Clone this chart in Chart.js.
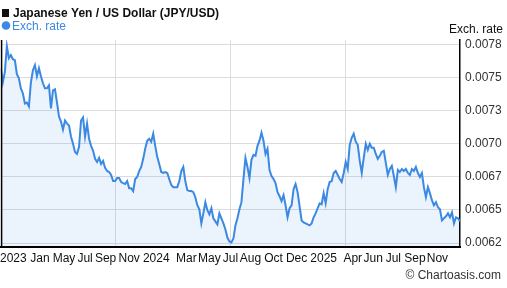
<!DOCTYPE html>
<html>
<head>
<meta charset="utf-8">
<title>Japanese Yen / US Dollar (JPY/USD)</title>
<script src="https://cdn.jsdelivr.net/npm/chart.js@4.4.1/dist/chart.umd.min.js"></script>
<style>
  body { margin: 0; background: #fff; }
  canvas { display: block; }
</style>
</head>
<body>
<canvas id="fx-chart" width="507" height="288"></canvas>
<script>
// JPY/USD rate, oldest first (about 3 years)
const rates = [
  0.007609, 0.007496, 0.007577, 0.007788, 0.007690, 0.007715, 0.007682, 0.007674, 0.007561, 0.007528,
  0.007447, 0.007406, 0.007325, 0.007333, 0.007301, 0.007496, 0.007593, 0.007634, 0.007544, 0.007609,
  0.007544, 0.007488, 0.007447, 0.007447, 0.007471, 0.007285, 0.007431, 0.007439, 0.007333, 0.007220,
  0.007179, 0.007114, 0.007187, 0.007163, 0.007147, 0.007057, 0.007000, 0.006935, 0.006919, 0.006976,
  0.007187, 0.007212, 0.007057, 0.007163, 0.007041, 0.006984, 0.006944, 0.006879, 0.006854, 0.006887,
  0.006838, 0.006862, 0.006806, 0.006781, 0.006773, 0.006749, 0.006700, 0.006700, 0.006724, 0.006724,
  0.006692, 0.006684, 0.006676, 0.006700, 0.006643, 0.006643, 0.006619, 0.006716, 0.006733, 0.006781,
  0.006814, 0.006879, 0.006960, 0.007025, 0.007041, 0.007017, 0.007082, 0.006984, 0.006895, 0.006838,
  0.006773, 0.006765, 0.006773, 0.006765, 0.006716, 0.006668, 0.006651, 0.006651, 0.006651, 0.006700,
  0.006781, 0.006814, 0.006700, 0.006627, 0.006619, 0.006619, 0.006611, 0.006570, 0.006505, 0.006473,
  0.006359, 0.006440, 0.006530, 0.006465, 0.006432, 0.006481, 0.006400, 0.006375, 0.006351, 0.006440,
  0.006400, 0.006359, 0.006310, 0.006245, 0.006213, 0.006205, 0.006237, 0.006343, 0.006400, 0.006473,
  0.006530, 0.006716, 0.006887, 0.006814, 0.006724, 0.006871, 0.006911, 0.006903, 0.006984, 0.007025,
  0.007090, 0.007025, 0.006919, 0.006960, 0.006789, 0.006741, 0.006716, 0.006684, 0.006611, 0.006578,
  0.006538, 0.006586, 0.006505, 0.006408, 0.006481, 0.006505, 0.006635, 0.006676, 0.006611, 0.006497,
  0.006383, 0.006367, 0.006359, 0.006351, 0.006343, 0.006359, 0.006408, 0.006440, 0.006481, 0.006521,
  0.006513, 0.006603, 0.006521, 0.006635, 0.006692, 0.006700, 0.006765, 0.006781, 0.006749, 0.006716,
  0.006692, 0.006765, 0.006854, 0.006797, 0.006992, 0.007049, 0.007082, 0.007017, 0.006992, 0.006862,
  0.006765, 0.006887, 0.007000, 0.006952, 0.007000, 0.006968, 0.006968, 0.006919, 0.006879, 0.006903,
  0.006935, 0.006944, 0.006846, 0.006749, 0.006797, 0.006822, 0.006741, 0.006651, 0.006789, 0.006773,
  0.006797, 0.006781, 0.006797, 0.006765, 0.006749, 0.006797, 0.006781, 0.006814, 0.006765, 0.006733,
  0.006765, 0.006651, 0.006570, 0.006651, 0.006603, 0.006546, 0.006505, 0.006530, 0.006489, 0.006473,
  0.006383, 0.006400, 0.006416, 0.006440, 0.006408, 0.006448, 0.006359, 0.006408, 0.006400, 0.006375
];

// x labels as chartoasis places them (position = sample index)
const xTickLabels = ['2023', 'Jan', 'May', 'Jul', 'Sep', 'Nov', '2024', 'Mar', 'May', 'Jul',
  'Aug', 'Oct', 'Dec', '2025', 'Apr', 'Jun', 'Jul', 'Sep', 'Nov'];
const xTickPos = [6.25, 19.5, 31.5, 42, 52.25, 64, 77.5, 92.5, 104, 114.5,
  124.5, 136, 147.5, 161, 175.5, 185.75, 195.75, 206.5, 217.75];

// y ticks: 6 equal steps from 0.0062 to 0.0078
const yTicks = [0.0062, 0.006467, 0.006733, 0.0070, 0.007267, 0.007533, 0.0078];

const lineColor = '#3b89e3';
const fontFamily = '"Liberation Sans", Arial, sans-serif';

// titel, legende, rahmen links, copyright
const extrasPlugin = {
  id: 'extras',
  afterDraw(chart) {
    const ctx = chart.ctx;
    const area = chart.chartArea;
    ctx.save();
    ctx.strokeStyle = '#000';
    ctx.lineWidth = 1.5;
    ctx.beginPath();
    ctx.moveTo(area.left + 0.75, area.top);
    ctx.lineTo(area.left + 0.75, area.bottom);
    ctx.stroke();

    ctx.fillStyle = '#111';
    ctx.fillRect(2, 9, 7, 8);
    ctx.font = 'bold 12px ' + fontFamily;
    ctx.textBaseline = 'alphabetic';
    ctx.fillText('Japanese Yen / US Dollar (JPY/USD)', 13, 17);

    ctx.fillStyle = lineColor;
    ctx.beginPath();
    ctx.arc(6, 25.5, 4.3, 0, Math.PI * 2);
    ctx.fill();
    ctx.font = '12px ' + fontFamily;
    ctx.fillText('Exch. rate', 12, 30);

    ctx.fillStyle = '#111';
    ctx.textAlign = 'right';
    ctx.fillText('Exch. rate', 503, 33);
    ctx.fillStyle = '#333';
    ctx.fillText('\u00a9 Chartoasis.com', 501, 279);
    ctx.restore();
  }
};

const lastIndex = rates.length - 1;
const gridPos = [1, 2, 3].map(i => lastIndex * i / 4);

const ctx = document.getElementById('fx-chart').getContext('2d');
const chart = new Chart(ctx, {
  type: 'line',
  data: {
    datasets: [{
      label: 'Exch. rate',
      data: rates.map((v, i) => ({ x: i, y: v })),
      borderColor: lineColor,
      borderWidth: 2,
      backgroundColor: 'rgba(59, 137, 227, 0.1)',
      fill: 'start',
      pointRadius: 0,
      tension: 0
    }]
  },
  plugins: [extrasPlugin],
  options: {
    responsive: false,
    animation: false,
    layout: { padding: { top: 40, left: 0, right: 0, bottom: 22 } },
    plugins: {
      legend: { display: false },
      title: { display: false },
      tooltip: { enabled: false }
    },
    scales: {
      x: {
        type: 'linear',
        min: 0,
        max: lastIndex,
        afterBuildTicks: axis => { axis.ticks = xTickPos.map(v => ({ value: v })); },
        // grid hidden, tickLength only used as label gap
        grid: { display: false, drawTicks: true, tickLength: 5 },
        border: { display: true, color: '#000', width: 2 },
        ticks: {
          autoSkip: false,
          maxRotation: 0,
          padding: 0,
          color: '#111',
          font: { family: fontFamily, size: 12 },
          callback: (value, index) => xTickLabels[index]
        }
      },
      xg: {
        type: 'linear',
        position: 'top',
        min: 0,
        max: lastIndex,
        afterBuildTicks: axis => { axis.ticks = gridPos.map(v => ({ value: v })); },
        grid: { color: '#dcdcdc', lineWidth: 1, drawTicks: false },
        border: { display: false },
        ticks: { display: false }
      },
      y: {
        position: 'right',
        min: 0.006172,
        max: 0.0078365,
        afterBuildTicks: axis => { axis.ticks = yTicks.map(v => ({ value: v })); },
        afterFit: axis => { axis.width = 47; },
        grid: { color: '#dcdcdc', lineWidth: 1, drawTicks: false },
        border: { display: true, color: '#000', width: 1.5 },
        ticks: {
          padding: 5,
          color: '#333',
          font: { family: fontFamily, size: 12 },
          callback: value => value.toFixed(4)
        }
      }
    }
  }
});
</script>
</body>
</html>
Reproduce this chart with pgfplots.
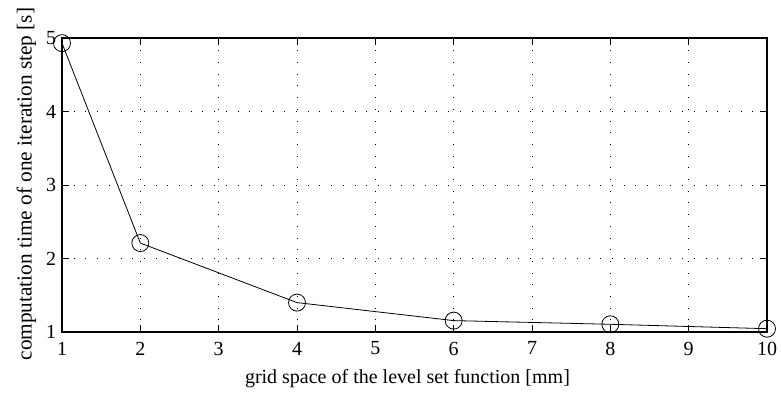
\documentclass[border=0pt]{standalone}
\usepackage{pgfplots}
\pgfplotsset{compat=1.18}
\usepackage{fontspec}
\setmainfont{Liberation Serif}
\begin{document}
\fontsize{20}{24}\selectfont
\begin{tikzpicture}
\path[use as bounding box] (-62pt,-62pt) rectangle (719pt,332pt);
\begin{axis}[
  at={(0pt,0pt)}, anchor=south west,
  scale only axis,
  width=705pt, height=294pt,
  xmin=1, xmax=10, ymin=1, ymax=5,
  xtick={1,2,...,10}, ytick={1,2,3,4,5},
  /pgf/number format/assume math mode=true,
  tick label style={font=\fontsize{20}{24}\selectfont},
  label style={font=\fontsize{20}{24}\selectfont},
  axis line style={line width=1.3pt},
  tick style={line width=0.8pt, black},
  major tick length=7pt,
  tick align=inside,
  xtick pos=both, ytick pos=both,
  grid=major,
  major grid style={black, line width=0.8pt, dash pattern=on 0.9pt off 10.8pt},
  xticklabel style={yshift=-3pt},
  yticklabel style={xshift=1pt},
  xlabel={grid space of the level set function [mm]},
  ylabel={computation time of one iteration step [s]},
  xlabel style={at={(axis description cs:0.49,0)}, anchor=north, yshift=-31pt},
  ylabel style={at={(axis description cs:-0.043,0.503)}, anchor=base, font=\fontsize{21.3}{25}\selectfont},
  clip=false,
]
\addplot[black, line width=0.8pt, mark=o, mark size=8.5pt, mark options={line width=0.8pt}]
  coordinates {(1,4.93) (2,2.21) (4,1.40) (6,1.155) (8,1.105) (10,1.045)};
\end{axis}
\end{tikzpicture}
\end{document}
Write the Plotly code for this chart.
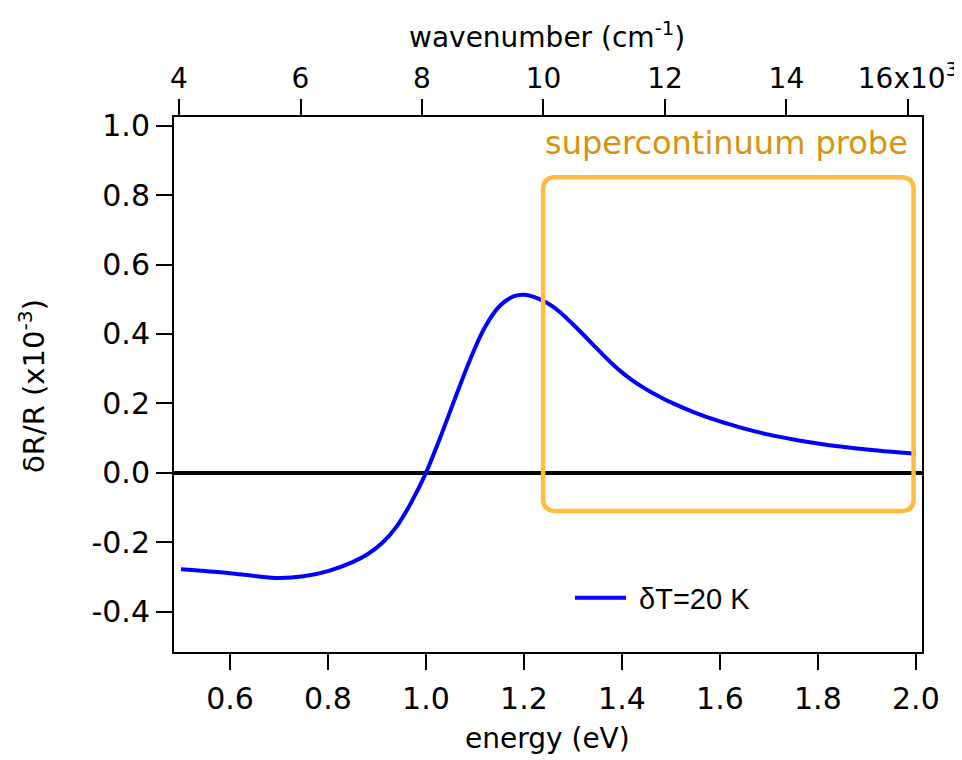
import plotly.graph_objects as go

# ---- data ----
energy_eV = [0.50, 0.55, 0.60, 0.65, 0.70, 0.75, 0.80, 0.85, 0.88, 0.91, 0.94,
             0.97, 1.00, 1.03, 1.06, 1.09, 1.12, 1.15, 1.18, 1.20, 1.22, 1.24,
             1.26, 1.28, 1.30, 1.32, 1.34, 1.36, 1.38, 1.40, 1.42, 1.44, 1.46,
             1.48, 1.50, 1.55, 1.60, 1.65, 1.70, 1.75, 1.80, 1.85, 1.90, 1.95, 2.00]
dRR = [-0.278, -0.283, -0.289, -0.297, -0.303, -0.298, -0.283, -0.257, -0.235, -0.203, -0.155,
       -0.085, 0.000, 0.105, 0.217, 0.326, 0.419, 0.480, 0.509, 0.513, 0.507, 0.495,
       0.478, 0.455, 0.428, 0.400, 0.371, 0.342, 0.314, 0.2895, 0.268, 0.249, 0.232,
       0.217, 0.203, 0.173, 0.148, 0.1275, 0.110, 0.096, 0.0845, 0.075, 0.067, 0.0605, 0.055]
series_name = "\u00a0δT=20 K"

x_ticks = [0.6, 0.8, 1.0, 1.2, 1.4, 1.6, 1.8, 2.0]
y_ticks = [-0.4, -0.2, 0.0, 0.2, 0.4, 0.6, 0.8, 1.0]
wn_ticks = [4000, 6000, 8000, 10000, 12000, 14000, 16000]
wn_ticktext = ["4", "6", "8", "10", "12", "14", "16x10<sup>3</sup>"]

EV_TO_CM = 8065.54
x_range = [0.4857, 2.0125]
y_range = [-0.516, 1.025]

# probe box (data coords)
box_x = [1.2392, 1.9953]
box_y = [-0.1096, 0.8515]

# ---- layout geometry (page is offset by the 8px body margin) ----
OFF = 8
W, H = 962 - OFF, 760 - OFF
ML, MT = 174 - OFF, 117 - OFF
PW, PH = 748, 535
MR, MB = W - ML - PW, H - MT - PH

def px_x(px):
    return (px - OFF - ML) / PW

def px_y(py):
    return (H - MB - (py - OFF)) / PH

FONT = "DejaVu Sans"

fig = go.Figure()
fig.add_trace(go.Scatter(
    x=energy_eV, y=dRR, mode="lines", name=series_name,
    line=dict(color="#0000FF", width=4, shape="spline", smoothing=1.0),
    xaxis="x", yaxis="y",
))
# invisible trace to activate the top axis
fig.add_trace(go.Scatter(x=[x_range[0] * EV_TO_CM], y=[0], mode="markers",
                         marker=dict(opacity=0), xaxis="x2", yaxis="y",
                         showlegend=False, hoverinfo="skip"))

# rounded rectangle for probe box
sx = (x_range[1] - x_range[0]) / PW
sy = (y_range[1] - y_range[0]) / PH
r = 12
rx, ry = r * sx, r * sy
x0, x1 = box_x
y0, y1 = box_y
path = (f"M{x0+rx},{y1} L{x1-rx},{y1} Q{x1},{y1} {x1},{y1-ry} "
        f"L{x1},{y0+ry} Q{x1},{y0} {x1-rx},{y0} "
        f"L{x0+rx},{y0} Q{x0},{y0} {x0},{y0+ry} "
        f"L{x0},{y1-ry} Q{x0},{y1} {x0+rx},{y1} Z")
fig.add_shape(type="path", path=path, xref="x", yref="y",
              line=dict(color="#FFBD40", width=4.5), layer="above")

axis_common = dict(
    showgrid=False, showline=True, linecolor="black", linewidth=2,
    ticks="outside", ticklen=16, tickwidth=2, tickcolor="black",
    automargin=False,
)

fig.update_layout(
    width=W, height=H,
    margin=dict(l=ML, r=MR, t=MT, b=MB, autoexpand=False),
    paper_bgcolor="white", plot_bgcolor="white",
    xaxis=dict(range=x_range, tickvals=x_ticks, ticktext=[f"{v:.1f}" for v in x_ticks],
               zeroline=False, tickfont=dict(family=FONT, size=30, color="black"),
               ticklabelstandoff=3, **axis_common),
    xaxis2=dict(range=[x_range[0] * EV_TO_CM, x_range[1] * EV_TO_CM],
                overlaying="x", side="top", tickvals=wn_ticks, ticktext=wn_ticktext,
                zeroline=False, tickfont=dict(family=FONT, size=28, color="black"),
                **axis_common),
    yaxis=dict(range=y_range, tickvals=y_ticks, ticktext=[f"{v:.1f}" for v in y_ticks],
               zeroline=True, zerolinecolor="black", zerolinewidth=3.5,
               mirror=True, tickfont=dict(family=FONT, size=30, color="black"),
               **axis_common),
    showlegend=True,
    legend=dict(x=px_x(570), y=px_y(598), xanchor="left", yanchor="middle",
                bgcolor="rgba(0,0,0,0)", borderwidth=0,
                font=dict(family="Liberation Sans", size=29, color="black"),
                itemwidth=51),
    annotations=[
        dict(text="energy (eV)", x=px_x(547), y=px_y(738), xref="paper", yref="paper",
             xanchor="center", yanchor="middle", showarrow=False,
             font=dict(family=FONT, size=28, color="black")),
        dict(text="wavenumber (cm<sup>-1</sup>)", x=px_x(547), y=px_y(36), xref="paper", yref="paper",
             xanchor="center", yanchor="middle", showarrow=False,
             font=dict(family=FONT, size=28, color="black")),
        dict(text="δR/R (x10<sup>-3</sup>)", x=px_x(32), y=px_y(386), xref="paper", yref="paper",
             xanchor="center", yanchor="middle", showarrow=False, textangle=-90,
             font=dict(family=FONT, size=29, color="black")),
        dict(text="supercontinuum probe", x=px_x(726), y=px_y(143), xref="paper", yref="paper",
             xanchor="center", yanchor="middle", showarrow=False,
             font=dict(family=FONT, size=32, color="#D69312")),
    ],
)

fig.write_html("out.html")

--

Brief:
Print everything from the line with "Write the Plotly code for this chart." down to the line with "import plotly.graph_objects as go", both included, exactly as written and without the pictures.

Correct response:
Write the Plotly code for this chart.
import plotly.graph_objects as go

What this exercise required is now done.